The holiday season has officially begun with widespread reports of near rioting at various big-box retailers, including the Wal-Mart in Renton, where the police had to be called in to quell crowds driven to a frenzy over the chance to buy laptop computers at a deep discount.
So-called “Black Friday”—as in black ink the day after Thanksgiving and the official start of the annual retail binge that’s become Christmas—has become a rite akin to the annual running of the bulls in Pamplona, Spain. We are treated to film footage and video accounts of rabid consumers kicking, punching, goring, and trampling each other for, well, it doesn’t matter what it’s for. Stuff.
Forgive me if I have an Andy Rooney moment, but remember when “Black Friday” wasn’t a story? Remember when Christmas wasn’t used as just another economic marker, a kind of rectal temperature taking of the national well-being? Remember when shopping was either a pleasure or a private anguish, not a public spectacle, let alone a trauma? Remember when we didn’t keep score, we merely did the best we could as individuals and families?
I see two distressing trends here. One is that our media have become obsessed with quantifying everything, from holiday sales figures to athletes’ salaries to movie box-office receipts. For the sake of injecting a competitive or disaster angle into everything, we now track the fiscal ups and downs of every move. The meaning of everything is determined by the bottom line. We’ve become a bar-chart society, and we track metrics like commodities traders.
Second, both news and entertainment have begun fusing into a variant of reality TV. Our entertainment is not great films or literature about conflict, it is conflict itself, delivered by ubiquitous Minicams. It’s the difference between reading Shakespeare or Dickens and watching cockfights or Survivor. Our tales of retail madness around the holidays feed our taste for turning everything into Darwinian blood sport. We’re happy to watch real children and families being abused on network nanny shows or made a spectacle of on Dr. Phil’s stage; we watch attention-starved anorexics duke it out to be the next top model or next year’s second-rate Vegas act. We’re like the Romans in the Coliseum for whom the equivalent of must-see TV was watching what a pride of lions could do to a bunch of unarmed slaves. We care little about plot; it’s the abuse that exhilarates. “News” events like Black Friday mania are effectively manufactured for our entertainment.

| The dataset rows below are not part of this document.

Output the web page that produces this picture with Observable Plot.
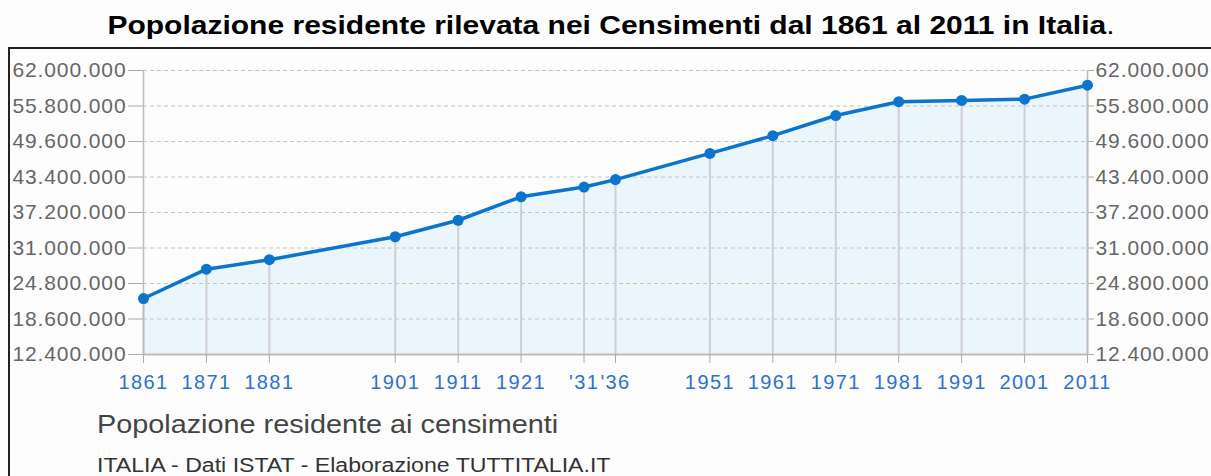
<!DOCTYPE html>
<html>
<head>
<meta charset="utf-8">
<script src="https://cdn.jsdelivr.net/npm/d3@7"></script>
<script src="https://cdn.jsdelivr.net/npm/@observablehq/plot@0.6"></script>
<style>
  html, body { margin: 0; padding: 0; background: #fdfdfd; }
  body { width: 1211px; height: 476px; position: relative; overflow: hidden; font-family: "Liberation Sans", Arial, sans-serif; }
  #title { position: absolute; left: 0; width: 1222px; top: 11px; text-align: center; font-size: 25px; color: #000; white-space: nowrap; transform: scaleX(1.2); transform-origin: 611px 0; }
  #box { position: absolute; left: 8px; top: 47px; width: 1300px; height: 500px; border-left: 2px solid #222; border-top: 2px solid #222; }
  #chart { position: absolute; left: 0; top: 48px; }
  #subtitle { position: absolute; left: 97px; top: 409px; font-size: 26px; color: #444; white-space: nowrap; transform: scaleX(1.108); transform-origin: 0 0; }
  #caption { position: absolute; left: 97px; top: 454px; font-size: 20px; color: #333; white-space: nowrap; transform: scaleX(1.155); transform-origin: 0 0; }
</style>
</head>
<body>
<div id="title"><b>Popolazione residente rilevata nei Censimenti dal 1861 al 2011 in Italia</b>.</div>
<div id="box"></div>
<div id="chart"></div>
<div id="subtitle">Popolazione residente ai censimenti</div>
<div id="caption">ITALIA - Dati ISTAT - Elaborazione TUTTITALIA.IT</div>
<script>
const years = [1861, 1871, 1881, 1901, 1911, 1921, 1931, 1936, 1951, 1961, 1971, 1981, 1991, 2001, 2011];
const population = [22176477, 27303509, 28953480, 32965504, 35845048, 39943528, 41651000, 42943602, 47515537, 50623569, 54136547, 56556911, 56778031, 56995744, 59433744];
const xTickLabels = ["1861", "1871", "1881", "1901", "1911", "1921", "'31", "'36", "1951", "1961", "1971", "1981", "1991", "2001", "2011"];
const yTicks = [12400000, 18600000, 24800000, 31000000, 37200000, 43400000, 49600000, 55800000, 62000000];

const data = years.map((year, i) => ({year, pop: population[i]}));
const labelOf = new Map(years.map((y, i) => [y, xTickLabels[i]]));
const itFmt = d3.formatLocale({decimal: ",", thousands: ".", grouping: [3], currency: ["", "€"]}).format(",d");
const yMin = yTicks[0], yMax = yTicks[yTicks.length - 1];
const blue = "#0a74cf";

const chart = Plot.plot({
  width: 1211,
  height: 350,
  marginLeft: 143,
  marginRight: 124,
  marginTop: 22,
  marginBottom: 44,
  x: {domain: [years[0], years[years.length - 1]]},
  y: {domain: [yMin, yMax]},
  style: {fontFamily: "'Liberation Sans', Arial, sans-serif", background: "transparent", overflow: "visible"},
  marks: [
    Plot.areaY(data, {x: "year", y1: yMin, y2: "pop", fill: "#eaf5fc"}),
    Plot.ruleY(yTicks.slice(1), {stroke: "#c4c4c4", strokeDasharray: "4,3", strokeWidth: 1}),
    Plot.ruleX(data, {x: "year", y1: yMin, y2: "pop", stroke: "#cfcfcf", strokeWidth: 2}),
    Plot.ruleX([years[0], years[years.length - 1]], {y1: yMin, y2: yMax, stroke: "#bdbdbd", strokeWidth: 1.5}),
    Plot.ruleY([yMin], {stroke: "#bdbdbd", strokeWidth: 2}),
    Plot.axisY({anchor: "left", ticks: yTicks, tickFormat: itFmt, tickSize: 15, tickPadding: 2, fontSize: 21, fill: "#666", stroke: "#aaa", label: null}),
    Plot.axisY({anchor: "right", ticks: yTicks, tickFormat: itFmt, tickSize: 6, tickPadding: 2, fontSize: 21, fill: "#666", stroke: "#aaa", label: null}),
    Plot.axisX({ticks: years, tickFormat: d => labelOf.get(d), tickSize: 9, tickPadding: 11, fontSize: 20, fill: "#2e6fd6", stroke: "#aaa", label: null}),
    Plot.line(data, {x: "year", y: "pop", stroke: blue, strokeWidth: 3.5}),
    Plot.dot(data, {x: "year", y: "pop", r: 5.5, fill: blue})
  ]
});

// slightly wider label spacing, as in the reference
chart.querySelectorAll('g[aria-label="y-axis tick label"]').forEach(g => g.style.letterSpacing = "0.9px");
chart.querySelectorAll('g[aria-label="x-axis tick label"]').forEach(g => g.style.letterSpacing = "1.4px");

document.getElementById("chart").append(chart);
</script>
</body>
</html>
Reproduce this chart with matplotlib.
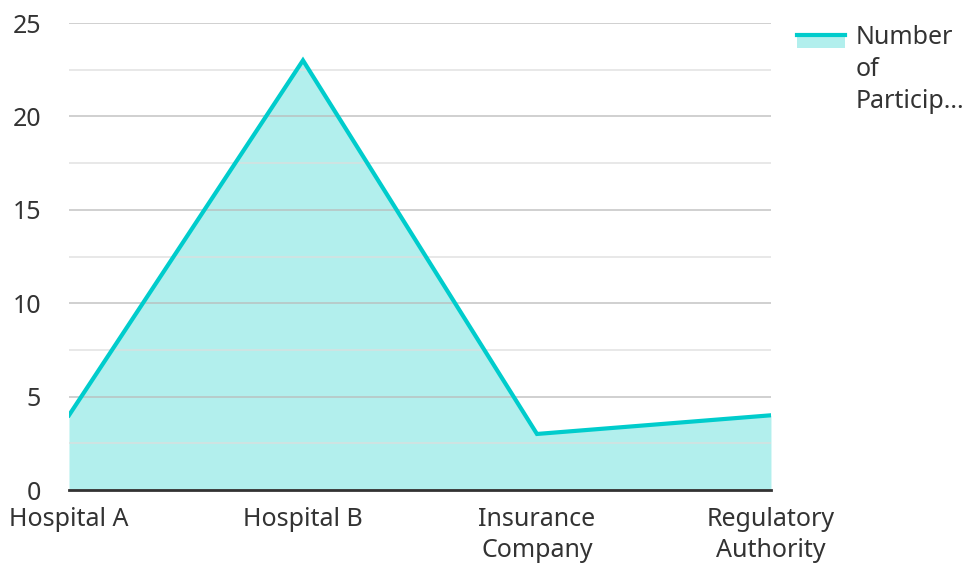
import matplotlib.pyplot as plt
from matplotlib.patches import Rectangle
from matplotlib.lines import Line2D
from matplotlib.ticker import MultipleLocator

plt.rcParams['font.family'] = ['Noto Sans', 'DejaVu Sans']

categories = ['Hospital A', 'Hospital B', 'Insurance\nCompany', 'Regulatory\nAuthority']
participants = [4, 23, 3, 4]
series_name = 'Number\nof\nParticip...'

line_color = '#00cccc'
fill_color = '#b2efed'
text_color = '#333333'

fig = plt.figure(figsize=(9.66, 5.64), dpi=100)
ax = fig.add_axes([0.0714, 0.1312, 0.7267, 0.828])

x = list(range(len(categories)))
ax.fill_between(x, participants, 0, color=fill_color, lw=0, zorder=2)
ax.plot(x, participants, color=line_color, lw=3, zorder=3, solid_joinstyle='miter')

ax.set_xlim(0, len(categories) - 1)
ax.set_ylim(0, 25)
ax.yaxis.set_major_locator(MultipleLocator(5))
ax.yaxis.set_minor_locator(MultipleLocator(2.5))
# grid sits over the fill, like the original's translucent area
ax.grid(which='major', axis='y', color='#bbbbbb', lw=1.2, alpha=0.8, zorder=2.5)
ax.grid(which='minor', axis='y', color='#dddddd', lw=1.2, alpha=0.8, zorder=2.5)
ax.set_axisbelow(False)

ax.set_xticks(x)
ax.set_xticklabels(categories, linespacing=1.34)
ax.tick_params(axis='both', which='both', length=0, labelsize=18, colors=text_color)
ax.tick_params(axis='x', pad=12)
ax.tick_params(axis='y', pad=20)

for side in ['top', 'right', 'left']:
    ax.spines[side].set_visible(False)
ax.spines['bottom'].set_color(text_color)
ax.spines['bottom'].set_linewidth(2)
ax.spines['bottom'].set_zorder(4)

# legend drawn by hand: swatch + wrapped label
W, H = fig.get_size_inches() * fig.dpi
fig.add_artist(Rectangle((797 / W, 1 - 48 / H), 48 / W, 12 / H,
                         transform=fig.transFigure, color=fill_color, lw=0))
fig.add_artist(Line2D([797 / W, 845 / W], [1 - 35 / H, 1 - 35 / H],
                      transform=fig.transFigure, color=line_color, lw=3))
fig.text(856 / W, 1 - 25 / H, series_name, ha='left', va='top',
         fontsize=18, color=text_color, linespacing=1.38)

fig.savefig('out.png', dpi=100)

The sad accounts of holiday shopping insanity appeal in part because we spectators can take solace in the fact that there is someone out there—maybe lots of someones—more desperate, more willing to be humiliated, more pathetic, more deserving of scorn than we are. Better to be a fan in the stands than to be struggling in the arena yourself, right?
Watching people duke it out over Christmas gifts distracts us from the fact that we’re all suffering from diminishment. We can roll our eyes over their foolishness without thinking about the bigger picture, that these foolish shoppers paid $2.50 a gallon for gas to drive miles and miles to fight with their neighbors over electronic merchandise, which they’ll buy on credit, that was made by foreign workers in countries where their living-wage job wound up. We’re getting desperate because we’re being drained.
If people thought about the real context, maybe there’d be real riots.
With this general bankruptcy of spirit, it’s no wonder the religious right is up in arms over the desecration of Christmas, the turning of a sacred season into a pie chart supervised by politically correct bureaucrats and retail-industry consultants. Evangelical preacher Jerry Falwell is upset because a Christmas tree in Boston was renamed a “holiday tree,” which, he says, is part of a concerted effort to “steal” Christmas. Even as a heathen, I join Falwell in fury. A Christmas tree is a Christmas tree. Are we also going to refer to menorahs as “holiday menorahs” to disguise their association with Jews and Hanukkah? If you strip Christmas of its religious and symbolic meaning, you’re left with nothing but the emptiness exemplified by the few things you can still talk about, like sales figures and shopping riots. Who would Jesus punch for an Xbox? This is a concept of Christmas that would make Scrooge, the Grinch, and Mr. Potter all happy.
The spiritual umbrella the celebration of Christmas provides in American society also shelters non-Christians, including those who celebrate Hanukkah, Kwanzaa, the pagan yule, or some solo, secular creation that allows us to exist, for a few days, nights, or weeks, in a sacred zone where the last thing on our minds or in our hearts is the latest sales figures for Wal-Mart or Target.
We seem to be living in the dystopia that Jimmy Stewart was trapped in during It’s a Wonderful Life, only there are no angels to snap their fingers and wake us from the nightmare—no angels, that is, except, as Lincoln phrased it, the better angels of our nature.
It’s time for them to earn their wings.